───── Dataset section ─────

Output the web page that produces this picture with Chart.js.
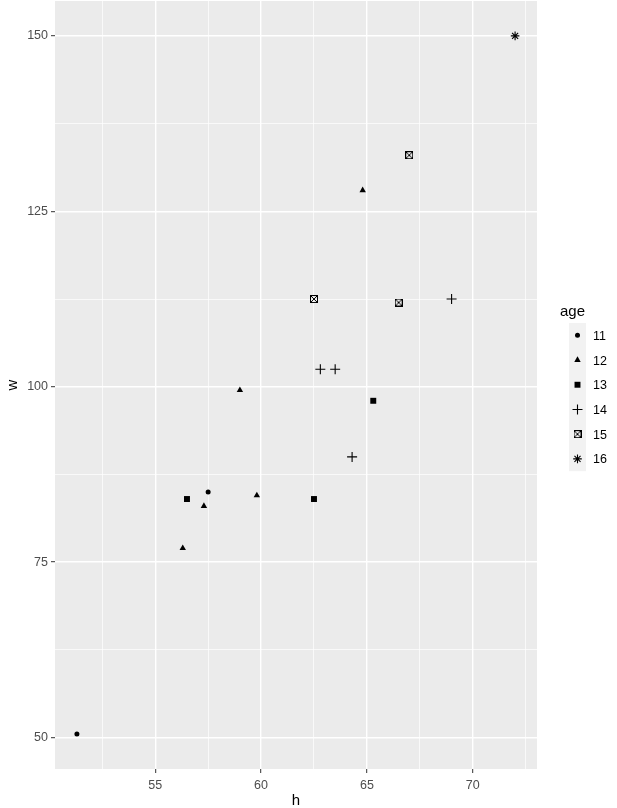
<!DOCTYPE html>
<html>
<head>
<meta charset="utf-8">
<script src="https://cdn.jsdelivr.net/npm/chart.js@4/dist/chart.umd.min.js"></script>
<style>
  html, body { margin: 0; padding: 0; background: #fff; }
</style>
</head>
<body>
<canvas id="chart" width="617" height="808"></canvas>
<script>
// =====================
// DATA
// =====================
const AGES = ["11", "12", "13", "14", "15", "16"];

const H11 = [51.3, 57.5];
const W11 = [50.5, 85];
const H12 = [56.3, 57.3, 59.0, 59.8, 64.8];
const W12 = [77, 83, 99.5, 84.5, 128];
const H13 = [56.5, 62.5, 65.3];
const W13 = [84, 84, 98];
const H14 = [62.8, 63.5, 64.3, 69.0];
const W14 = [102.5, 102.5, 90, 112.5];
const H15 = [62.5, 66.5, 67.0];
const W15 = [112.5, 112, 133];
const H16 = [72];
const W16 = [150];

const X_TICKS = [52.5, 55, 57.5, 60, 62.5, 65, 67.5, 70, 72.5];
const Y_TICKS = [50, 62.5, 75, 87.5, 100, 112.5, 125, 137.5, 150];
const X_MAJOR = [55, 60, 65, 70];
const Y_MAJOR = [50, 75, 100, 125, 150];

const FONT = "'Liberation Sans', Arial, sans-serif";

// ggplot shape 7: square with a cross inside
function boxedCross() {
    const c = document.createElement("canvas");
    c.width = 8;
    c.height = 8;
    const g = c.getContext("2d");
    g.strokeStyle = "#000";
    g.lineWidth = 1;
    g.strokeRect(0.5, 0.5, 7, 7);
    g.beginPath();
    g.moveTo(0.5, 0.5); g.lineTo(7.5, 7.5);
    g.moveTo(7.5, 0.5); g.lineTo(0.5, 7.5);
    g.stroke();
    return c;
}

const STYLES = [
    { pointStyle: "circle", radius: 2.5, borderWidth: 0 },
    { pointStyle: "triangle", radius: 3.7, borderWidth: 0 },
    { pointStyle: "rect", radius: 4.2, borderWidth: 0 },
    { pointStyle: "cross", radius: 5, borderWidth: 1.1 },
    { pointStyle: boxedCross(), radius: 4, borderWidth: 0 },
    { pointStyle: "star", radius: 4.3, borderWidth: 1.1 }
];

const toPoints = (hs, ws) => hs.map((h, i) => ({ x: h, y: ws[i] }));
const SERIES = [
    toPoints(H11, W11), toPoints(H12, W12), toPoints(H13, W13),
    toPoints(H14, W14), toPoints(H15, W15), toPoints(H16, W16)
];

// =====================
// PLUGINS
// =====================
const panelBg = {
    id: "panelBg",
    beforeDraw(chart) {
        const { ctx, chartArea: a } = chart;
        ctx.save();
        ctx.fillStyle = "#EBEBEB";
        ctx.fillRect(a.left, a.top, a.right - a.left, a.bottom - a.top);
        ctx.restore();
    }
};

const ggLegend = {
    id: "ggLegend",
    afterDraw(chart) {
        const ctx = chart.ctx;
        const a = chart.chartArea;
        const keyX = a.right + 32;
        const keyW = 17;
        const keyH = 24.7;
        const top = 323;

        ctx.save();
        ctx.fillStyle = "#000";
        ctx.font = "15px " + FONT;
        ctx.textBaseline = "middle";
        ctx.textAlign = "left";
        ctx.fillText("age", a.right + 23, 312);

        ctx.fillStyle = "#F2F2F2";
        ctx.fillRect(keyX, top, keyW, keyH * AGES.length);

        AGES.forEach((age, i) => {
            const cy = top + keyH * (i + 0.5);
            const cx = keyX + keyW / 2;
            const st = STYLES[i];
            ctx.fillStyle = "#000";
            ctx.strokeStyle = "#000";
            ctx.lineWidth = st.borderWidth;
            Chart.helpers.drawPoint(ctx, {
                pointStyle: st.pointStyle,
                radius: st.radius,
                rotation: 0,
                borderWidth: st.borderWidth
            }, cx, cy);
            ctx.fillStyle = "#000";
            ctx.font = "12.5px " + FONT;
            ctx.fillText(age, keyX + keyW + 7, cy + 1);
        });
        ctx.restore();
    }
};

// =====================
// CHART
// =====================
const isMajor = (v, list) => list.some(m => Math.abs(m - v) < 1e-6);

new Chart(document.getElementById("chart"), {
    type: "scatter",
    data: {
        datasets: SERIES.map((pts, i) => ({
            label: AGES[i],
            data: pts,
            pointStyle: STYLES[i].pointStyle,
            pointRadius: STYLES[i].radius,
            pointHoverRadius: STYLES[i].radius,
            pointBorderWidth: STYLES[i].borderWidth,
            backgroundColor: "#000",
            borderColor: "#000"
        }))
    },
    options: {
        responsive: false,
        devicePixelRatio: 1,
        animation: false,
        layout: { autoPadding: false, padding: { top: 1, right: 80, left: 0, bottom: 0 } },
        plugins: {
            legend: { display: false },
            tooltip: { enabled: false }
        },
        scales: {
            x: {
                type: "linear",
                min: 50.265,
                max: 73.035,
                afterBuildTicks: s => { s.ticks = X_TICKS.map(v => ({ value: v })); },
                afterFit: s => { s.height = 39; s.paddingLeft = 0; s.paddingRight = 0; },
                border: { display: false },
                grid: {
                    color: "#FFFFFF",
                    lineWidth: c => isMajor(c.tick.value, X_MAJOR) ? 1.4 : 0.7,
                    tickColor: c => isMajor(c.tick.value, X_MAJOR) ? "#333333" : "rgba(0,0,0,0)",
                    tickLength: 4,
                    tickWidth: 1
                },
                ticks: {
                    autoSkip: false,
                    maxRotation: 0,
                    padding: 5,
                    color: "#4D4D4D",
                    font: { family: FONT, size: 12.5 },
                    callback: v => isMajor(v, X_MAJOR) ? String(v) : ""
                },
                title: {
                    display: true,
                    text: "h",
                    color: "#000",
                    padding: { top: 0, bottom: -2 },
                    font: { family: FONT, size: 15 }
                }
            },
            y: {
                type: "linear",
                min: 45.525,
                max: 154.975,
                afterBuildTicks: s => { s.ticks = Y_TICKS.map(v => ({ value: v })); },
                afterFit: s => { s.width = 55; s.paddingTop = 0; s.paddingBottom = 0; },
                border: { display: false },
                grid: {
                    color: "#FFFFFF",
                    lineWidth: c => isMajor(c.tick.value, Y_MAJOR) ? 1.4 : 0.7,
                    tickColor: c => isMajor(c.tick.value, Y_MAJOR) ? "#333333" : "rgba(0,0,0,0)",
                    tickLength: 4,
                    tickWidth: 1
                },
                ticks: {
                    autoSkip: false,
                    padding: 3,
                    color: "#4D4D4D",
                    font: { family: FONT, size: 12.5 },
                    callback: v => isMajor(v, Y_MAJOR) ? String(v) : ""
                },
                title: {
                    display: true,
                    text: "w",
                    color: "#000",
                    padding: { top: 4, bottom: 0 },
                    font: { family: FONT, size: 15 }
                }
            }
        }
    },
    plugins: [panelBg, ggLegend]
});
</script>
</body>
</html>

─────

Write out every line above exactly as it is, leaving out the pictures.

Task response ::
Output the web page that produces this picture with Chart.js.
<!DOCTYPE html>
<html>
<head>
<meta charset="utf-8">
<script src="https://cdn.jsdelivr.net/npm/chart.js@4/dist/chart.umd.min.js"></script>
<style>
  html, body { margin: 0; padding: 0; background: #fff; }
</style>
</head>
<body>
<canvas id="chart" width="617" height="808"></canvas>
<script>
// =====================
// DATA
// =====================
const AGES = ["11", "12", "13", "14", "15", "16"];

const H11 = [51.3, 57.5];
const W11 = [50.5, 85];
const H12 = [56.3, 57.3, 59.0, 59.8, 64.8];
const W12 = [77, 83, 99.5, 84.5, 128];
const H13 = [56.5, 62.5, 65.3];
const W13 = [84, 84, 98];
const H14 = [62.8, 63.5, 64.3, 69.0];
const W14 = [102.5, 102.5, 90, 112.5];
const H15 = [62.5, 66.5, 67.0];
const W15 = [112.5, 112, 133];
const H16 = [72];
const W16 = [150];

const X_TICKS = [52.5, 55, 57.5, 60, 62.5, 65, 67.5, 70, 72.5];
const Y_TICKS = [50, 62.5, 75, 87.5, 100, 112.5, 125, 137.5, 150];
const X_MAJOR = [55, 60, 65, 70];
const Y_MAJOR = [50, 75, 100, 125, 150];

const FONT = "'Liberation Sans', Arial, sans-serif";

// ggplot shape 7: square with a cross inside
function boxedCross() {
    const c = document.createElement("canvas");
    c.width = 8;
    c.height = 8;
    const g = c.getContext("2d");
    g.strokeStyle = "#000";
    g.lineWidth = 1;
    g.strokeRect(0.5, 0.5, 7, 7);
    g.beginPath();
    g.moveTo(0.5, 0.5); g.lineTo(7.5, 7.5);
    g.moveTo(7.5, 0.5); g.lineTo(0.5, 7.5);
    g.stroke();
    return c;
}

const STYLES = [
    { pointStyle: "circle", radius: 2.5, borderWidth: 0 },
    { pointStyle: "triangle", radius: 3.7, borderWidth: 0 },
    { pointStyle: "rect", radius: 4.2, borderWidth: 0 },
    { pointStyle: "cross", radius: 5, borderWidth: 1.1 },
    { pointStyle: boxedCross(), radius: 4, borderWidth: 0 },
    { pointStyle: "star", radius: 4.3, borderWidth: 1.1 }
];

const toPoints = (hs, ws) => hs.map((h, i) => ({ x: h, y: ws[i] }));
const SERIES = [
    toPoints(H11, W11), toPoints(H12, W12), toPoints(H13, W13),
    toPoints(H14, W14), toPoints(H15, W15), toPoints(H16, W16)
];

// =====================
// PLUGINS
// =====================
const panelBg = {
    id: "panelBg",
    beforeDraw(chart) {
        const { ctx, chartArea: a } = chart;
        ctx.save();
        ctx.fillStyle = "#EBEBEB";
        ctx.fillRect(a.left, a.top, a.right - a.left, a.bottom - a.top);
        ctx.restore();
    }
};

const ggLegend = {
    id: "ggLegend",
    afterDraw(chart) {
        const ctx = chart.ctx;
        const a = chart.chartArea;
        const keyX = a.right + 32;
        const keyW = 17;
        const keyH = 24.7;
        const top = 323;

        ctx.save();
        ctx.fillStyle = "#000";
        ctx.font = "15px " + FONT;
        ctx.textBaseline = "middle";
        ctx.textAlign = "left";
        ctx.fillText("age", a.right + 23, 312);

        ctx.fillStyle = "#F2F2F2";
        ctx.fillRect(keyX, top, keyW, keyH * AGES.length);

        AGES.forEach((age, i) => {
            const cy = top + keyH * (i + 0.5);
            const cx = keyX + keyW / 2;
            const st = STYLES[i];
            ctx.fillStyle = "#000";
            ctx.strokeStyle = "#000";
            ctx.lineWidth = st.borderWidth;
            Chart.helpers.drawPoint(ctx, {
                pointStyle: st.pointStyle,
                radius: st.radius,
                rotation: 0,
                borderWidth: st.borderWidth
            }, cx, cy);
            ctx.fillStyle = "#000";
            ctx.font = "12.5px " + FONT;
            ctx.fillText(age, keyX + keyW + 7, cy + 1);
        });
        ctx.restore();
    }
};

// =====================
// CHART
// =====================
const isMajor = (v, list) => list.some(m => Math.abs(m - v) < 1e-6);

new Chart(document.getElementById("chart"), {
    type: "scatter",
    data: {
        datasets: SERIES.map((pts, i) => ({
            label: AGES[i],
            data: pts,
            pointStyle: STYLES[i].pointStyle,
            pointRadius: STYLES[i].radius,
            pointHoverRadius: STYLES[i].radius,
            pointBorderWidth: STYLES[i].borderWidth,
            backgroundColor: "#000",
            borderColor: "#000"
        }))
    },
    options: {
        responsive: false,
        devicePixelRatio: 1,
        animation: false,
        layout: { autoPadding: false, padding: { top: 1, right: 80, left: 0, bottom: 0 } },
        plugins: {
            legend: { display: false },
            tooltip: { enabled: false }
        },
        scales: {
            x: {
                type: "linear",
                min: 50.265,
                max: 73.035,
                afterBuildTicks: s => { s.ticks = X_TICKS.map(v => ({ value: v })); },
                afterFit: s => { s.height = 39; s.paddingLeft = 0; s.paddingRight = 0; },
                border: { display: false },
                grid: {
                    color: "#FFFFFF",
                    lineWidth: c => isMajor(c.tick.value, X_MAJOR) ? 1.4 : 0.7,
                    tickColor: c => isMajor(c.tick.value, X_MAJOR) ? "#333333" : "rgba(0,0,0,0)",
                    tickLength: 4,
                    tickWidth: 1
                },
                ticks: {
                    autoSkip: false,
                    maxRotation: 0,
                    padding: 5,
                    color: "#4D4D4D",
                    font: { family: FONT, size: 12.5 },
                    callback: v => isMajor(v, X_MAJOR) ? String(v) : ""
                },
                title: {
                    display: true,
                    text: "h",
                    color: "#000",
                    padding: { top: 0, bottom: -2 },
                    font: { family: FONT, size: 15 }
                }
            },
            y: {
                type: "linear",
                min: 45.525,
                max: 154.975,
                afterBuildTicks: s => { s.ticks = Y_TICKS.map(v => ({ value: v })); },
                afterFit: s => { s.width = 55; s.paddingTop = 0; s.paddingBottom = 0; },
                border: { display: false },
                grid: {
                    color: "#FFFFFF",
                    lineWidth: c => isMajor(c.tick.value, Y_MAJOR) ? 1.4 : 0.7,
                    tickColor: c => isMajor(c.tick.value, Y_MAJOR) ? "#333333" : "rgba(0,0,0,0)",
                    tickLength: 4,
                    tickWidth: 1
                },
                ticks: {
                    autoSkip: false,
                    padding: 3,
                    color: "#4D4D4D",
                    font: { family: FONT, size: 12.5 },
                    callback: v => isMajor(v, Y_MAJOR) ? String(v) : ""
                },
                title: {
                    display: true,
                    text: "w",
                    color: "#000",
                    padding: { top: 4, bottom: 0 },
                    font: { family: FONT, size: 15 }
                }
            }
        }
    },
    plugins: [panelBg, ggLegend]
});
</script>
</body>
</html>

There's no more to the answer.